Start of Material provided

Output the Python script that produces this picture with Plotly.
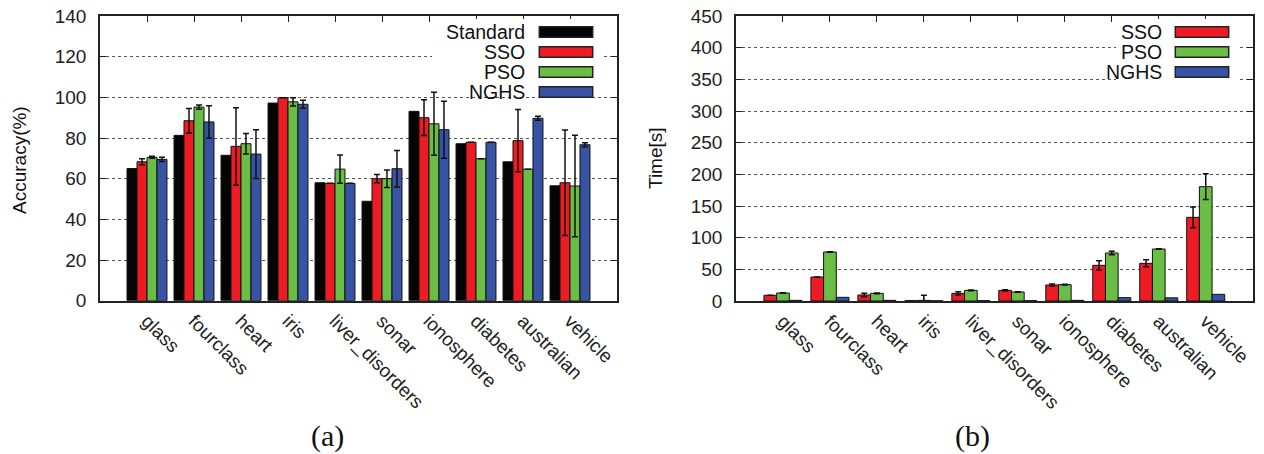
import plotly.graph_objects as go

categories = ["glass", "fourclass", "heart", "iris", "liver_disorders", "sonar",
              "ionosphere", "diabetes", "australian", "vehicle"]

acc_standard = [65.0, 81.3, 71.5, 97.2, 58.0, 48.9, 93.1, 77.2, 68.3, 56.5]
acc_sso = [68.3, 88.5, 75.9, 99.8, 57.7, 60.0, 90.0, 77.9, 78.7, 58.0]
acc_sso_err = [1.5, 6.0, 19.0, 0.0, 0.0, 2.0, 8.8, 0.0, 15.3, 25.9]
acc_pso = [70.5, 95.2, 77.2, 97.8, 64.7, 60.0, 87.0, 69.8, 64.7, 56.4]
acc_pso_err = [0.5, 1.0, 5.0, 2.0, 7.0, 4.3, 15.5, 0.0, 0.0, 25.0]
acc_nghs = [69.5, 87.9, 72.1, 96.6, 57.7, 64.9, 84.1, 77.9, 89.7, 76.7]
acc_nghs_err = [1.0, 8.0, 12.0, 2.0, 0.0, 9.0, 14.0, 0.0, 1.0, 1.0]

time_sso = [9.0, 37.9, 9.5, 0.5, 12.1, 16.8, 25.3, 56.3, 59.5, 132.1]
time_sso_err = [0.0, 0.0, 2.6, 0.0, 2.6, 1.0, 1.5, 7.4, 5.5, 16.3]
time_pso = [12.6, 77.4, 12.1, 1.0, 16.8, 14.2, 25.8, 75.8, 82.1, 180.5]
time_pso_err = [0.5, 0.5, 0.5, 8.0, 0.5, 0.5, 0.5, 2.6, 0.5, 20.3]
time_nghs = [1.0, 5.8, 1.0, 0.3, 0.5, 0.5, 1.0, 5.3, 5.0, 10.5]

acc_ticks = [0, 20, 40, 60, 80, 100, 120, 140]
time_ticks = [0, 50, 100, 150, 200, 250, 300, 350, 400, 450]

COL = {"Standard": "#050505", "SSO": "#ED1C24", "PSO": "#6BBE45", "NGHS": "#3953A4"}
W, H = 1264, 454
FONT = "Liberation Sans"


def PX(x):
    return x / W


def PY(y):
    return 1 - y / H


xs = list(range(len(categories)))
fig = go.Figure()


def add_bar(name, vals, err, xa, ya, group_width, idx, n):
    bw = group_width / n
    kw = {}
    if err is not None:
        kw["error_y"] = dict(type="data", array=err, visible=True, color="#111",
                             thickness=1.5, width=3)
    fig.add_trace(go.Bar(x=xs, y=vals, name=name, xaxis=xa, yaxis=ya,
                         width=bw, offset=-group_width / 2 + idx * bw,
                         marker=dict(color=COL[name], line=dict(color="#111", width=1)),
                         showlegend=False, **kw))


add_bar("Standard", acc_standard, None, "x", "y", 0.85, 0, 4)
add_bar("SSO", acc_sso, acc_sso_err, "x", "y", 0.85, 1, 4)
add_bar("PSO", acc_pso, acc_pso_err, "x", "y", 0.85, 2, 4)
add_bar("NGHS", acc_nghs, acc_nghs_err, "x", "y", 0.85, 3, 4)

add_bar("SSO", time_sso, time_sso_err, "x2", "y2", 0.81, 0, 3)
add_bar("PSO", time_pso, time_pso_err, "x2", "y2", 0.81, 1, 3)
add_bar("NGHS", time_nghs, None, "x2", "y2", 0.81, 2, 3)

axis_common = dict(showline=True, linecolor="#222", linewidth=1.5, mirror="ticks",
                   ticks="inside", ticklen=6, tickcolor="#222", tickwidth=1,
                   layer="below traces", automargin=False,
                   tickfont=dict(family=FONT, size=19, color="#222"))

xcommon = dict(axis_common, tickmode="array", tickvals=xs, ticktext=categories,
               tickangle=45, showgrid=False, zeroline=False)
ycommon = dict(axis_common, showgrid=True, gridcolor="#555", griddash="dot",
               gridwidth=1, zeroline=False, tickmode="array", ticklabelstandoff=8)

fig.update_layout(
    width=W, height=H,
    margin=dict(l=0, r=0, t=0, b=0),
    paper_bgcolor="white", plot_bgcolor="white",
    barmode="overlay",
    showlegend=False,
    xaxis=dict(xcommon, domain=[PX(100), PX(617)], range=[-1, 10], anchor="y"),
    yaxis=dict(ycommon, domain=[PY(300.7), PY(16)], range=[0, 140], tickvals=acc_ticks,
               anchor="x"),
    xaxis2=dict(xcommon, domain=[PX(736), PX(1252.7)], range=[-1, 10], anchor="y2"),
    yaxis2=dict(ycommon, domain=[PY(301), PY(16)], range=[0, 450], tickvals=time_ticks,
                anchor="x2"),
)

shapes = []
annotations = []

# legend backgrounds
shapes.append(dict(type="rect", xref="paper", yref="paper", x0=PX(432), x1=PX(604),
                   y0=PY(86), y1=PY(19), fillcolor="white", line=dict(width=0), layer="above"))
shapes.append(dict(type="rect", xref="paper", yref="paper", x0=PX(1116), x1=PX(1240),
                   y0=PY(90), y1=PY(19), fillcolor="white", line=dict(width=0), layer="above"))


def legend(names, text_right, box_x0, box_x1, rows):
    for n, yc in zip(names, rows):
        shapes.append(dict(type="rect", xref="paper", yref="paper",
                           x0=PX(box_x0), x1=PX(box_x1), y0=PY(yc + 5.3), y1=PY(yc - 5.3),
                           fillcolor=COL[n], line=dict(color="#222", width=1.5), layer="above"))
        annotations.append(dict(xref="paper", yref="paper", x=PX(text_right), y=PY(yc),
                                text=n, showarrow=False, xanchor="right", yanchor="middle",
                                borderpad=0,
                                font=dict(family=FONT, size=19.5, color="#111")))


legend(["Standard", "SSO", "PSO", "NGHS"], 526, 539.3, 592.7, [32, 52, 72, 92])
legend(["SSO", "PSO", "NGHS"], 1162.7, 1175.3, 1228.7, [32, 52, 72])

# axis titles
annotations.append(dict(xref="paper", yref="paper", x=PX(19), y=PY(160), text="Accuracy(%)",
                        textangle=-90, showarrow=False, xanchor="center", yanchor="middle",
                        font=dict(family=FONT, size=19, color="#111")))
annotations.append(dict(xref="paper", yref="paper", x=PX(655), y=PY(158), text="Time[s]",
                        textangle=-90, showarrow=False, xanchor="center", yanchor="middle",
                        font=dict(family=FONT, size=19, color="#111")))
# captions
annotations.append(dict(xref="paper", yref="paper", x=PX(327), y=PY(436), text="(a)",
                        showarrow=False, xanchor="center", yanchor="middle",
                        font=dict(family="Liberation Serif", size=30, color="#111")))
annotations.append(dict(xref="paper", yref="paper", x=PX(972), y=PY(436), text="(b)",
                        showarrow=False, xanchor="center", yanchor="middle",
                        font=dict(family="Liberation Serif", size=30, color="#111")))

fig.update_layout(shapes=shapes, annotations=annotations)
fig.write_html("out.html")
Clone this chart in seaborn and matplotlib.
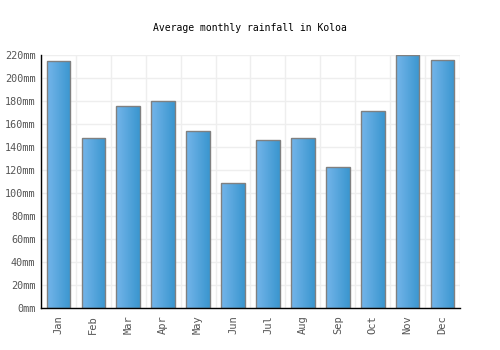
import numpy as np
import pandas as pd
import matplotlib
matplotlib.use("Agg")
import matplotlib.pyplot as plt
import seaborn as sns
from matplotlib.colors import LinearSegmentedColormap

sns.set_theme(style="white")
plt.rcParams['font.family'] = ['DejaVu Sans Mono']

months = ["Jan", "Feb", "Mar", "Apr", "May", "Jun", "Jul", "Aug", "Sep", "Oct", "Nov", "Dec"]
rainfall = [215, 148, 176, 180, 154, 109, 146, 148, 123, 171, 220, 216]
yticks = list(range(0, 221, 20))

df = pd.DataFrame({"month": months, "rain": rainfall})

fig = plt.figure(figsize=(5, 3.5), dpi=100)
ax = fig.add_axes([0.082, 0.12, 0.838, 0.723])
sns.barplot(data=df, x="month", y="rain", color="#4a9fd8", width=0.68,
            edgecolor="#808080", linewidth=1, ax=ax, zorder=3)

# horizontal gradient inside every bar
cmap = LinearSegmentedColormap.from_list("g", ["#74b5ea", "#3a96cf"])
grad = np.linspace(0, 1, 64).reshape(1, -1)
for p in ax.patches:
    x0, y0 = p.get_x(), p.get_y()
    w, h = p.get_width(), p.get_height()
    im = ax.imshow(grad, cmap=cmap, aspect="auto", extent=[x0, x0 + w, y0, y0 + h],
                   zorder=3.5)
    im.set_clip_path(p)
    p.set_facecolor("none")
    p.set_zorder(4)

ax.set_xlim(-0.5, 11.5)
ax.set_ylim(0, 220)
ax.set_yticks(yticks)
ax.set_yticklabels([f"{v}mm" for v in yticks])
ax.set_xticks(np.arange(-0.5, 12, 1), minor=True)
ax.grid(True, which="minor", axis="x", color="#eeeeee", linewidth=1, zorder=0)
ax.grid(True, which="major", axis="y", color="#eeeeee", linewidth=1, zorder=0)
ax.tick_params(axis="x", which="both", length=0, rotation=90, labelsize=7.5,
               labelcolor="#555555", pad=5)
ax.tick_params(axis="y", length=0, labelsize=7.3, labelcolor="#555555", pad=4)
ax.set_xlabel("")
ax.set_ylabel("")
for s in ["top", "right"]:
    ax.spines[s].set_visible(False)
for s in ["left", "bottom"]:
    ax.spines[s].set_color("black")
    ax.spines[s].set_linewidth(1)
    ax.spines[s].set_zorder(5)

fig.text(0.5, 0.92, "Average monthly rainfall in Koloa", ha="center", va="center",
         fontsize=7, color="black")

fig.savefig("out.png", dpi=100)
plt.close()
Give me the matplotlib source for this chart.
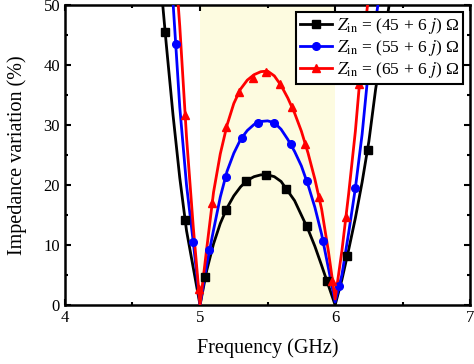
import matplotlib

matplotlib.use("Agg")
import matplotlib.pyplot as plt
from matplotlib.ticker import MultipleLocator

plt.rcParams["font.family"] = ["Liberation Serif", "DejaVu Serif"]
plt.rcParams["mathtext.fontset"] = "stix"

# ---------------------------------------------------------------- data
LABELS = [r"$Z_\mathrm{in}$ = (45 + 6 $j$) Ω",
          r"$Z_\mathrm{in}$ = (55 + 6 $j$) Ω",
          r"$Z_\mathrm{in}$ = (65 + 6 $j$) Ω"]

# curve 45+6j
F45 = [4.70, 4.75, 4.80, 4.85, 4.90, 4.95, 5.00, 5.05, 5.10, 5.15, 5.20, 5.25, 5.30, 5.35, 5.40,
       5.45, 5.50, 5.55, 5.60, 5.65, 5.70, 5.75, 5.80, 5.85, 5.90, 5.95, 6.00, 6.05, 6.10, 6.15,
       6.20, 6.25, 6.30, 6.35, 6.40, 6.45]
V45 = [56.0, 43.5, 31.7, 21.2, 12.4, 6.2, 0.0, 5.8, 10.2, 13.6, 16.2, 18.2, 19.7, 20.8, 21.4,
       21.7, 21.7, 21.4, 20.6, 19.0, 17.4, 15.0, 12.6, 9.8, 6.6, 3.3, 0.0, 4.2, 9.2, 14.5,
       20.5, 27.3, 36.0, 43.0, 50.0, 57.0]
MF45 = [4.74, 4.89, 5.04, 5.19, 5.34, 5.49, 5.64, 5.79, 5.94, 6.09, 6.24]
MV45 = [45.5, 14.2, 4.6, 15.8, 20.7, 21.7, 19.3, 13.1, 4.0, 8.2, 25.9]

# curve 55+6j
F55 = [4.75, 4.80, 4.85, 4.90, 4.95, 5.00, 5.05, 5.10, 5.15, 5.20, 5.25, 5.30, 5.35, 5.40, 5.45,
       5.50, 5.55, 5.60, 5.65, 5.70, 5.75, 5.80, 5.85, 5.90, 5.95, 6.00, 6.05, 6.10, 6.15, 6.20,
       6.25, 6.30, 6.35]
V55 = [62.0, 50.5, 33.0, 20.0, 10.5, 0.0, 6.8, 12.5, 18.0, 22.3, 25.3, 27.6, 29.1, 30.1, 30.6,
       30.7, 30.4, 29.3, 27.6, 25.6, 23.2, 20.0, 16.3, 11.8, 6.2, 0.5, 5.0, 12.0, 19.5, 28.5,
       40.0, 47.5, 55.0]
MF55 = [4.82, 4.95, 5.07, 5.19, 5.31, 5.43, 5.55, 5.67, 5.79, 5.91, 6.03, 6.15]
MV55 = [43.5, 10.5, 9.1, 21.4, 27.9, 30.4, 30.4, 26.8, 20.7, 10.7, 3.2, 19.5]

# curve 65+6j
F65 = [4.80, 4.85, 4.90, 4.95, 5.00, 5.05, 5.10, 5.15, 5.20, 5.25, 5.30, 5.35, 5.40, 5.45, 5.50,
       5.55, 5.60, 5.65, 5.70, 5.75, 5.80, 5.85, 5.90, 5.95, 6.00, 6.05, 6.10, 6.15, 6.20, 6.25]
V65 = [62.0, 46.5, 28.0, 13.0, 0.0, 9.5, 18.8, 25.2, 30.0, 33.6, 36.0, 37.5, 38.4, 38.9, 39.0,
       38.2, 36.6, 34.5, 32.0, 29.0, 25.3, 21.0, 16.0, 9.0, 1.0, 9.0, 18.5, 29.0, 42.0, 52.0]
MF65 = [4.89, 4.99, 5.09, 5.19, 5.29, 5.39, 5.49, 5.59, 5.68, 5.78, 5.88, 5.98, 6.08, 6.18]
MV65 = [31.7, 2.6, 17.0, 29.6, 35.5, 37.8, 38.9, 36.9, 33.0, 26.8, 18.0, 4.0, 14.7, 36.8]

BAND = (5.0, 6.0)

# ---------------------------------------------------------------- figure
fig = plt.figure(figsize=(4.74, 3.64), dpi=100)
ax = fig.add_axes([0.137, 0.162, 0.855, 0.824])

ax.axvspan(*BAND, color="#fdfbe0", zorder=0, lw=0)

series = [
    (F45, V45, MF45, MV45, "black", "s"),
    (F55, V55, MF55, MV55, "#0000ff", "o"),
    (F65, V65, MF65, MV65, "#ff0000", "^"),
]
handles = []
for (f, v, mf, mv, col, mk), lab in zip(series, LABELS):
    ax.plot(f, v, "-", color=col, lw=2.0, zorder=3)
    ax.plot(mf, mv, ls="none", marker=mk, color=col, ms=5.5, zorder=4)
    h, = ax.plot([], [], "-", color=col, lw=2.0, marker=mk, ms=5.5, label=lab)
    handles.append(h)

ax.set_xlim(4, 7)
ax.set_ylim(0, 50)
ax.xaxis.set_major_locator(MultipleLocator(1))
ax.xaxis.set_minor_locator(MultipleLocator(0.5))
ax.yaxis.set_major_locator(MultipleLocator(10))
ax.yaxis.set_minor_locator(MultipleLocator(5))
ax.tick_params(which="both", direction="in", top=True, right=True, labelsize=12, width=1.5)
ax.tick_params(which="major", length=4)
ax.tick_params(which="minor", length=2.5)
for s in ax.spines.values():
    s.set_linewidth(1.8)

ax.set_xlabel("Frequency (GHz)", fontsize=14.5, labelpad=9)
ax.set_ylabel("Impedance variation (%)", fontsize=14.5, labelpad=12)

leg = ax.legend(handles=handles, loc="upper right", fontsize=12.5, frameon=True, fancybox=False,
                edgecolor="black", framealpha=1, handlelength=1.8, handletextpad=0.3,
                borderpad=0.25, labelspacing=0.1, borderaxespad=0.4)
leg.get_frame().set_linewidth(1.5)
leg.set_zorder(10)

fig.savefig("out.png", dpi=100)
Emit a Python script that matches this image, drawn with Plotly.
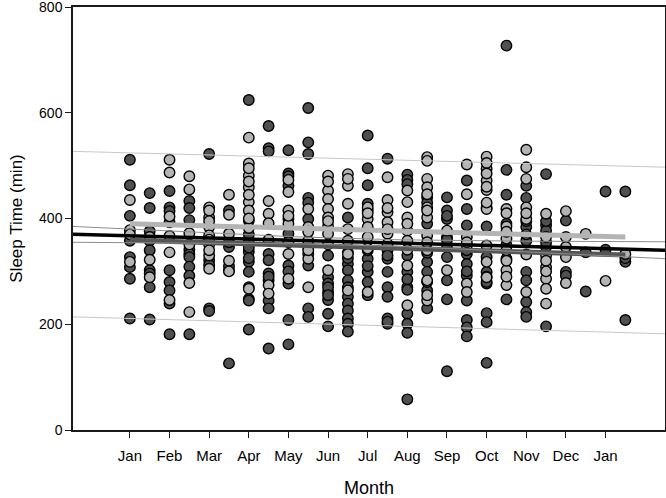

End of Material provided

* [What the exercise asks]:
Copy exactly the stretch of lines from the one containing "Clone this chart in seaborn and matplotlib." through the one containing "plt.rcParams['font.family'] = ['DejaVu", both included. Leave out any pictures.

* [Solution for this task]:
Clone this chart in seaborn and matplotlib.
import numpy as np
import pandas as pd
import matplotlib
matplotlib.use("Agg")
import matplotlib.pyplot as plt
import seaborn as sns
from matplotlib.colors import LinearSegmentedColormap

sns.set_theme(style="white")
plt.rcParams['font.family'] = ['DejaVu Sans Mono']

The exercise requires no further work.